Question1.step5 (Calculating f(10))

Substitute $$x = 10$$ into the second rule:
$$f(10) = \dfrac {-3}{4}(10)+5$$
$$f(10) = \dfrac {-30}{4}+5$$
Simplify the fraction $$\dfrac {-30}{4}$$ by dividing both numerator and denominator by 2:
$$\dfrac {-30}{4} = \dfrac {-15}{2}$$
Now, substitute this back:
$$f(10) = \dfrac {-15}{2}+5$$
To add these, we find a common denominator.
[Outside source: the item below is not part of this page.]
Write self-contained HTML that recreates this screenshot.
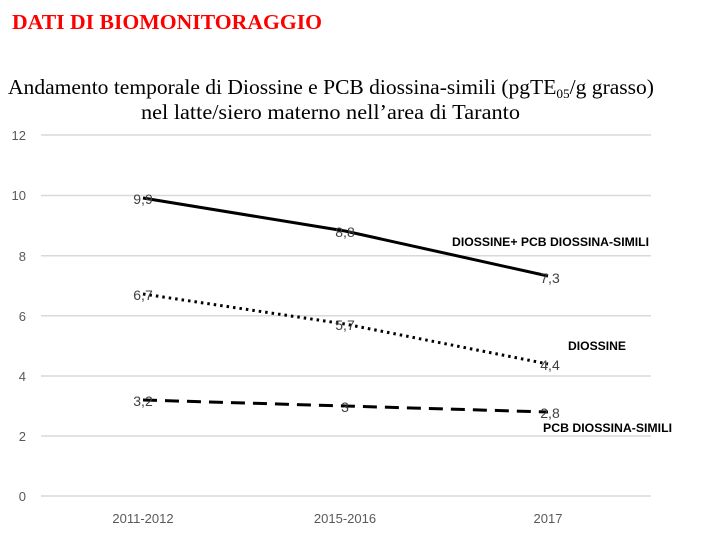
<!DOCTYPE html>
<html><head><meta charset="utf-8"><style>
html,body{margin:0;padding:0;background:#fff;}
svg{display:block;}
</style></head><body>
<svg width="701" height="549" xmlns="http://www.w3.org/2000/svg">
<text x="12" y="29" font-family="Liberation Serif, serif" font-weight="bold" font-size="21" fill="#ff0000" textLength="310" lengthAdjust="spacingAndGlyphs">DATI DI BIOMONITORAGGIO</text>
<text x="8" y="94" font-family="Liberation Serif, serif" font-size="21" fill="#000" textLength="646" lengthAdjust="spacingAndGlyphs">Andamento temporale di Diossine e PCB diossina-simili (pgTE<tspan font-size="13" dy="4">05</tspan><tspan dy="-4">/g grasso)</tspan></text>
<text x="141" y="119" font-family="Liberation Serif, serif" font-size="21" fill="#000" textLength="379" lengthAdjust="spacingAndGlyphs">nel latte/siero  materno nell’area di Taranto</text>
<g stroke="#d9d9d9" stroke-width="1.5">
<line x1="41" x2="651" y1="135" y2="135"/>
<line x1="41" x2="651" y1="195.5" y2="195.5"/>
<line x1="41" x2="651" y1="255.7" y2="255.7"/>
<line x1="41" x2="651" y1="315.8" y2="315.8"/>
<line x1="41" x2="651" y1="376" y2="376"/>
<line x1="41" x2="651" y1="436" y2="436"/>
<line x1="41" x2="651" y1="496" y2="496"/>
</g>
<g font-family="Liberation Sans, sans-serif" font-size="13" fill="#595959" text-anchor="end">
<text x="26" y="140">12</text><text x="26" y="200">10</text><text x="26" y="261">8</text>
<text x="26" y="321">6</text><text x="26" y="381">4</text><text x="26" y="441">2</text><text x="26" y="501">0</text>
</g>
<g font-family="Liberation Sans, sans-serif" font-size="13" fill="#595959" text-anchor="middle">
<text x="143" y="523">2011-2012</text><text x="345" y="523">2015-2016</text><text x="548" y="523">2017</text>
</g>
<polyline points="143,198 345,231 548,276" fill="none" stroke="#000" stroke-width="3"/>
<polyline points="143,294 345,324 548,364" fill="none" stroke="#000" stroke-width="3" stroke-dasharray="2.5,4"/>
<polyline points="143,400 345,406 548,412" fill="none" stroke="#000" stroke-width="3" stroke-dasharray="14,8"/>
<g font-family="Liberation Sans, sans-serif" font-size="14" fill="#404040" text-anchor="middle">
<text x="143" y="204">9,9</text><text x="345" y="237">8,8</text><text x="550" y="283">7,3</text>
<text x="143" y="300">6,7</text><text x="345" y="330">5,7</text><text x="550" y="370">4,4</text>
<text x="143" y="406">3,2</text><text x="345" y="412">3</text><text x="550" y="418">2,8</text>
</g>
<g font-family="Liberation Sans, sans-serif" font-size="12" font-weight="bold" fill="#000">
<text x="452" y="246" textLength="197" lengthAdjust="spacingAndGlyphs">DIOSSINE+ PCB DIOSSINA-SIMILI</text>
<text x="568" y="350" textLength="58" lengthAdjust="spacingAndGlyphs">DIOSSINE</text>
<text x="543" y="432" textLength="129" lengthAdjust="spacingAndGlyphs">PCB DIOSSINA-SIMILI</text>
</g>
</svg>
</body></html>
Convert $$5$$ to a fraction with a denominator of 2:
$$5 = \dfrac {5 \times 2}{2} = \dfrac {10}{2}$$
So,
$$f(10) = \dfrac {-15}{2} + \dfrac {10}{2}$$
$$f(10) = \dfrac {-15+10}{2}$$
$$f(10) = \dfrac {-5}{2}$$

**step6** Substituting values into the expression

Now we substitute the calculated values of $$f(-1)$$ and $$f(10)$$ into the expression $$-2f(-1)+3f(10)$$:
$$-2f(-1)+3f(10) = -2(-3) + 3\left(\dfrac {-5}{2}\right)$$

**step7** Performing the multiplication

First, perform the multiplications:
$$-2(-3) = 6$$
$$3\left(\dfrac {-5}{2}\right) = \dfrac {3 \times (-5)}{2} = \dfrac {-15}{2}$$
So the expression becomes:
$$6 + \dfrac {-15}{2}$$

**step8** Performing the addition/subtraction

Now, perform the addition:
$$6 + \dfrac {-15}{2} = 6 - \dfrac {15}{2}$$
To subtract these, find a common denominator. Convert $$6$$ to a fraction with a denominator of 2:
$$6 = \dfrac {6 \times 2}{2} = \dfrac {12}{2}$$
So,
$$\dfrac {12}{2} - \dfrac {15}{2}$$
$$\dfrac {12-15}{2}$$
$$\dfrac {-3}{2}$$
The answer is a reduced improper fraction.